Why balancing savings and scholarships matters

Savings provide a predictable base of funds you control; scholarships and grants are “free money” but uncertain and competitive. Relying too heavily on one approach increases risk: under-saving can force families to borrow, while assuming scholarship windfalls can leave gaps if grants don’t materialize. The goal is to use savings to cover core, predictable expenses and use scholarships to reduce or replace what you’d otherwise pay out of pocket or borrow.

How savings and scholarships interact (practical mechanics)

  • Savings (529 plans and alternatives): 529 college savings plans allow tax-deferred growth and tax-free withdrawals for qualified higher education expenses (and some K–12/private tuition in specific circumstances). Note: federal tax treatment permits tax-free qualified withdrawals, but contributions are not federally tax-deductible (some states offer deductions or credits) (IRS: 529 Plans, irs.gov). 529s are flexible in beneficiary changes and, in many cases, can be used for qualified graduate school costs.

  • Scholarships and grants: Merit- and need-based awards do not require repayment and should be applied for early and often. Scholarship awards usually count toward cost of attendance and can reduce how much of your savings you need to spend. Large scholarship awards can sometimes change a student’s financial aid package; always report awards to the college’s financial aid office (U.S. Department of Education: studentaid.gov).

  • Net effect on aid eligibility: Savings held in certain accounts (parent-owned 529s) are assessed more favorably on the FAFSA than student assets, which helps preserve aid eligibility (FAFSA rules—U.S. Dept of Education). Carefully time withdrawals and reporting to avoid unintended reductions in need-based aid.

A prioritized playbook (step-by-step)

  1. Build a predictable base with an education savings vehicle
  • Start early and automate. Even small monthly contributions compound significantly over time. If you’re on a tight budget, prioritize a starter plan and increase contributions when possible.
  • Primary options: state 529 plans (preferred for most families), Coverdell ESAs for younger beneficiaries with investment flexibility, or a taxable investment account if you want ultimate flexibility. For tradeoffs between 529s and other accounts see our guide on saving options (internal: Saving for Education: 529 Plans and Alternatives: https://finhelp.io/glossary/saving-for-education-529-plans-and-alternatives/).
  1. Research and apply for scholarships early and often
  • Begin local searches first: local civic groups, employer-sponsored scholarships, and community foundations typically face less competition than national awards.
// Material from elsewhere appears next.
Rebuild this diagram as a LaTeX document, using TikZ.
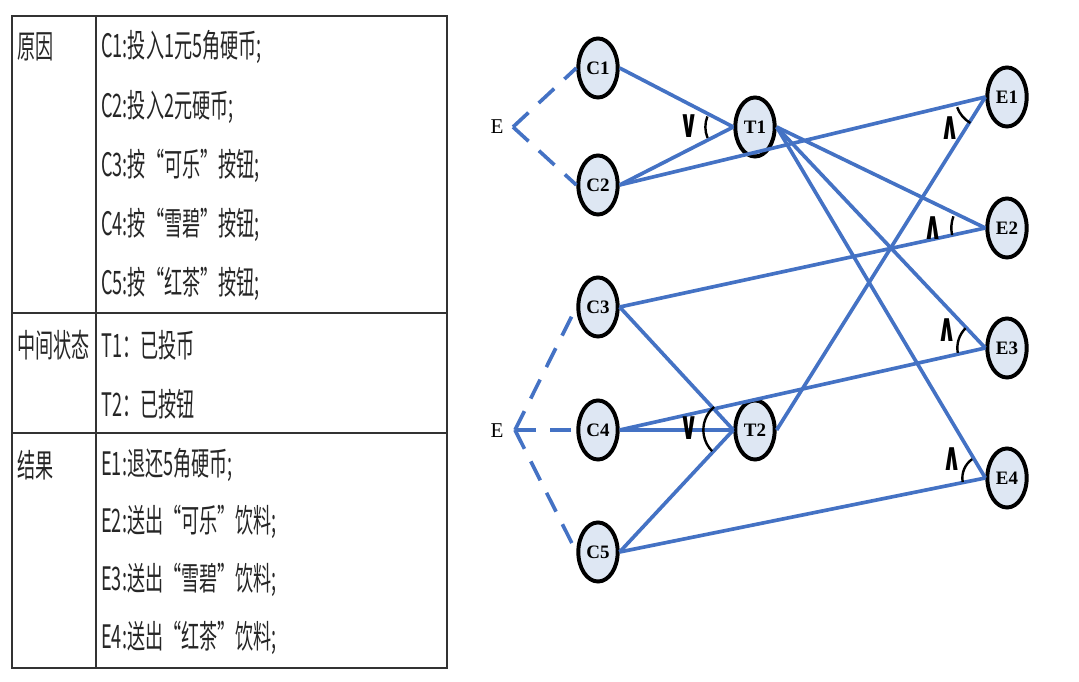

I advise students to start looking by sophomore/junior year of high school and to set weekly time blocks for applications.
  • Maintain a calendar, track deadlines, and reuse essays when allowable. Local scholarship committees often value clear, concise applications over polished but generic national essays.
  1. Use scholarships first when they don’t trigger tax or aid penalties
  • If a scholarship decreases out-of-pocket costs without creating adverse tax consequences, treat it as first-dollar coverage. However, understand the college’s billing sequence: some institutions reduce billed tuition by scholarship amounts and then apply remaining aid to fees or housing.
  1. Reserve 529 withdrawals for qualified expenses and timing
  • Withdraw only for qualified costs (tuition, required fees, course materials, and generally room & board for enrolled students). Keep receipts and review IRS guidance to avoid non-qualified withdrawal penalties (IRS: 529 rules). If a scholarship covers tuition, you may shift 529 distributions to other qualified expenses or leave funds invested for graduate school or other family members.
  1. Re-assess annually
  • Review projected tuition increases, scholarship prospects, and savings performance every year. If a student gets a large merit scholarship, consider redirecting 529 funds to future education needs or changing the beneficiary (529 plans allow beneficiary changes to an eligible family member without tax consequences).
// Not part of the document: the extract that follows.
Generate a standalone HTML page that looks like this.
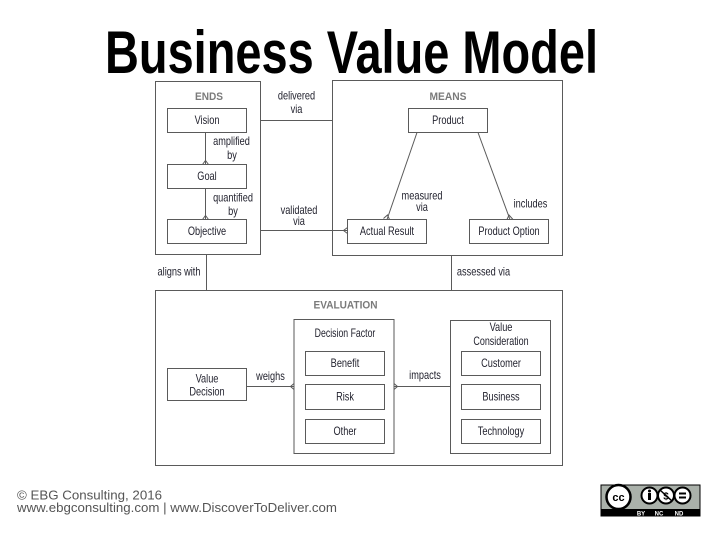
<!DOCTYPE html>
<html><head><meta charset="utf-8"><style>
html,body{margin:0;padding:0;background:#fff;}
svg{display:block;}
.t{font-family:"Liberation Sans",sans-serif;font-size:11.5px;fill:#22222e;text-anchor:middle;}
.h{font-family:"Liberation Sans",sans-serif;font-size:11px;font-weight:bold;fill:#7a7a7a;}
.b{fill:#fff;stroke:#5a5a5a;stroke-width:1;}
.l{stroke:#5a5a5a;stroke-width:1;fill:none;}
</style></head><body>
<svg width="720" height="540" viewBox="0 0 720 540" xmlns="http://www.w3.org/2000/svg">
<rect width="720" height="540" fill="#fff"/>
<text x="105" y="73" font-family="Liberation Sans, sans-serif" font-weight="bold" font-size="60" textLength="493" lengthAdjust="spacingAndGlyphs" fill="#000">Business Value Model</text>

<!-- connectors -->
<g class="l">
<line x1="260.5" y1="120.5" x2="332.5" y2="120.5"/>
<line x1="260.5" y1="230.5" x2="347.5" y2="230.5"/>
<line x1="205.5" y1="132.5" x2="205.5" y2="164.5"/>
<line x1="205.5" y1="188.5" x2="205.5" y2="219.5"/>
<line x1="206.5" y1="254.5" x2="206.5" y2="290.5"/>
<line x1="451.5" y1="255.5" x2="451.5" y2="290.5"/>
<line x1="417" y1="132.5" x2="387" y2="219.5"/>
<line x1="478" y1="132.5" x2="510" y2="219.5"/>
<line x1="247" y1="386.5" x2="294" y2="386.5"/>
<line x1="394" y1="386.5" x2="450.5" y2="386.5"/>
<!-- crow's feet -->
<polyline points="202.5,164.5 205.5,160.5 208.5,164.5"/>
<polyline points="202.5,219.5 205.5,215.5 208.5,219.5"/>
<polyline points="347.5,227.5 343.5,230.5 347.5,233.5"/>
<polyline points="383.5,218.5 387.5,215 389.5,219.5"/>
<polyline points="507,219.5 509,215 513,219.5"/>
<polyline points="294,383.5 290.5,386.5 294,389.5"/>
<polyline points="394,383.5 397.5,386.5 394,389.5"/>
</g>

<!-- containers -->
<rect class="b" x="155.5" y="81.5" width="105" height="173" style="fill:none"/>
<rect class="b" x="332.5" y="80.5" width="230" height="175" style="fill:none"/>
<rect class="b" x="155.5" y="290.5" width="407" height="175" style="fill:none"/>
<rect class="b" x="294" y="319.5" width="100" height="134" style="fill:none"/>
<rect class="b" x="450.5" y="320.5" width="100" height="133" style="fill:none"/>

<!-- boxes -->
<rect class="b" x="167.5" y="108.5" width="79" height="24"/>
<rect class="b" x="167.5" y="164.5" width="79" height="24"/>
<rect class="b" x="167.5" y="219.5" width="79" height="24"/>
<rect class="b" x="408.5" y="108.5" width="79" height="24"/>
<rect class="b" x="347.5" y="219.5" width="79" height="24"/>
<rect class="b" x="469.5" y="219.5" width="79" height="24"/>
<rect class="b" x="167.5" y="368.5" width="79" height="32"/>
<rect class="b" x="305.5" y="351.5" width="79" height="24"/>
<rect class="b" x="305.5" y="384.5" width="79" height="25"/>
<rect class="b" x="305.5" y="419.5" width="79" height="24"/>
<rect class="b" x="461.5" y="351.5" width="79" height="24"/>
<rect class="b" x="461.5" y="384.5" width="79" height="25"/>
<rect class="b" x="461.5" y="419.5" width="79" height="24"/>

<!-- headers -->
<text class="h" x="195" y="100" textLength="28" lengthAdjust="spacingAndGlyphs">ENDS</text>
<text class="h" x="429.5" y="100" textLength="37" lengthAdjust="spacingAndGlyphs">MEANS</text>
<text class="h" x="313.5" y="308.5" textLength="64" lengthAdjust="spacingAndGlyphs">EVALUATION</text>

<!-- labels -->
<g class="t">
<text transform="translate(207,124) scale(0.8,1)">Vision</text>
<text transform="translate(207,180) scale(0.8,1)">Goal</text>
<text transform="translate(207,235) scale(0.8,1)">Objective</text>
<text transform="translate(448,124) scale(0.8,1)">Product</text>
<text transform="translate(387,235) scale(0.8,1)">Actual Result</text>
<text transform="translate(509,235) scale(0.8,1)">Product Option</text>
<text transform="translate(207,382.5) scale(0.8,1)">Value</text>
<text transform="translate(207,395.5) scale(0.8,1)">Decision</text>
<text transform="translate(345,337) scale(0.76,1)">Decision Factor</text>
<text transform="translate(345,367) scale(0.8,1)">Benefit</text>
<text transform="translate(345,400.5) scale(0.8,1)">Risk</text>
<text transform="translate(345,435) scale(0.8,1)">Other</text>
<text transform="translate(501,331) scale(0.8,1)">Value</text>
<text transform="translate(501,345) scale(0.78,1)">Consideration</text>
<text transform="translate(501,367) scale(0.8,1)">Customer</text>
<text transform="translate(501,400.5) scale(0.8,1)">Business</text>
<text transform="translate(501,435) scale(0.8,1)">Technology</text>

<text transform="translate(231.5,145) scale(0.8,1)">amplified</text>
<text transform="translate(232,159) scale(0.8,1)">by</text>
<text transform="translate(233,201.5) scale(0.8,1)">quantified</text>
<text transform="translate(233,215) scale(0.8,1)">by</text>
<text transform="translate(296.5,99.5) scale(0.8,1)">delivered</text>
<text transform="translate(296.5,113) scale(0.8,1)">via</text>
<text transform="translate(299,214) scale(0.8,1)">validated</text>
<text transform="translate(299,225) scale(0.8,1)">via</text>
<text transform="translate(422,199.5) scale(0.8,1)">measured</text>
<text transform="translate(422,211) scale(0.8,1)">via</text>
<text transform="translate(530.5,207.5) scale(0.8,1)">includes</text>
<text transform="translate(179,275.5) scale(0.8,1)">aligns with</text>
<text transform="translate(483.5,275.5) scale(0.8,1)">assessed via</text>
<text transform="translate(270.5,380) scale(0.8,1)">weighs</text>
<text transform="translate(425,379) scale(0.8,1)">impacts</text>
</g>

<!-- footer -->
<text x="17" y="499.3" font-family="Liberation Sans, sans-serif" font-size="12.5" fill="#555" textLength="145" lengthAdjust="spacingAndGlyphs">© EBG Consulting, 2016</text>
<text x="17" y="512" font-family="Liberation Sans, sans-serif" font-size="12.5" fill="#555" textLength="320" lengthAdjust="spacingAndGlyphs">www.ebgconsulting.com | www.DiscoverToDeliver.com</text>

<!-- CC badge -->
<rect x="601" y="485" width="99" height="31" fill="#aab1aa" stroke="#000" stroke-width="1"/>
<rect x="601" y="509" width="99" height="7" fill="#000"/>
<circle cx="618.5" cy="497" r="12" fill="#fff" stroke="#000" stroke-width="2.5"/>
<text x="618.5" y="501" font-family="Liberation Sans, sans-serif" font-weight="bold" font-size="11" text-anchor="middle" fill="#000">cc</text>
<circle cx="649.5" cy="495.5" r="8" fill="#fff" stroke="#000" stroke-width="2"/>
<circle cx="649.5" cy="491" r="1.5" fill="#000"/>
<rect x="648" y="493" width="3" height="7" fill="#000"/>
<circle cx="666" cy="495.5" r="8" fill="#fff" stroke="#000" stroke-width="2"/>
<text x="666" y="499.5" font-family="Liberation Sans, sans-serif" font-weight="bold" font-size="10" text-anchor="middle" fill="#000">$</text>
<line x1="660" y1="490" x2="672" y2="501" stroke="#000" stroke-width="1.5"/>
<circle cx="682.5" cy="495.5" r="8" fill="#fff" stroke="#000" stroke-width="2"/>
<rect x="679" y="492.5" width="7" height="2" fill="#000"/>
<rect x="679" y="496.5" width="7" height="2" fill="#000"/>
<text x="641" y="515.5" font-family="Liberation Sans, sans-serif" font-weight="bold" font-size="6" text-anchor="middle" fill="#fff">BY</text>
<text x="659" y="515.5" font-family="Liberation Sans, sans-serif" font-weight="bold" font-size="6" text-anchor="middle" fill="#fff">NC</text>
<text x="679" y="515.5" font-family="Liberation Sans, sans-serif" font-weight="bold" font-size="6" text-anchor="middle" fill="#fff">ND</text>
</svg>
</body></html>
Tax and financial-aid considerations to mind

  • Tax treatment: Qualified 529 withdrawals are federal tax-free for eligible education expenses (IRS). Scholarships are generally tax-free if used for tuition and qualified expenses, but amounts used for room and board or that exceed qualified costs can be taxable (IRS: Scholarships and Fellowship Grants). Keep documentation.

  • FAFSA/financial aid impact: Parent-owned 529s are reported as parent assets on the FAFSA and count at a lower rate than student assets, which preserves need-based aid. Large cash or investment balances in a student’s name (UTMA/UGMA accounts) can reduce aid eligibility more sharply.
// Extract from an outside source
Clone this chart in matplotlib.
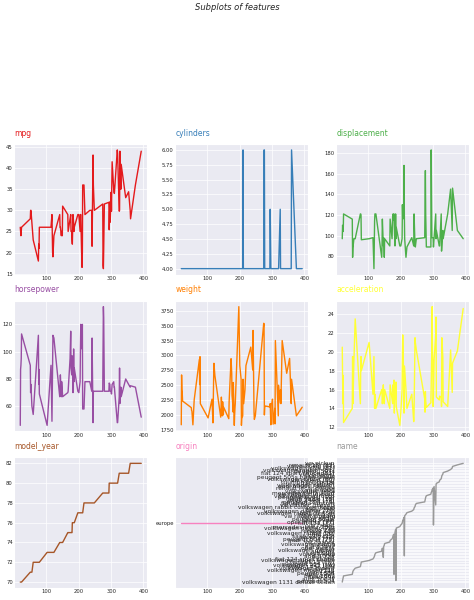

  • Gift-tax and estate planning: Contributions to a 529 may qualify for the annual gift tax exclusion and a five-year election to front-load up to five years of exclusion in one year, which can be useful for grandparent contributions (IRS rules). Discuss larger contributions with a tax or estate advisor to avoid unintended tax consequences.

Real-world examples and tradeoffs

  • Example A: Conservative approach. A family starts a 529 at birth and contributes $100 per month. Over 18 years, compound growth can meaningfully reduce tuition exposure. They target local scholarships to offset variable costs like books and housing.

  • Example B: Scholarship-first approach. A high-achieving student spends time on national and institutional scholarships and wins substantial merit aid. The family uses a smaller 529 for gaps and future grad school; leftover 529 funds are retitled or transferred to other family beneficiaries.

  • Tradeoffs: Overly aggressive scholarship chasing can consume time better spent on test prep or building a class schedule that improves long-term outcomes. Conversely, saving too little places excessive reliance on uncertain funding sources.

Common mistakes I see (and how to avoid them)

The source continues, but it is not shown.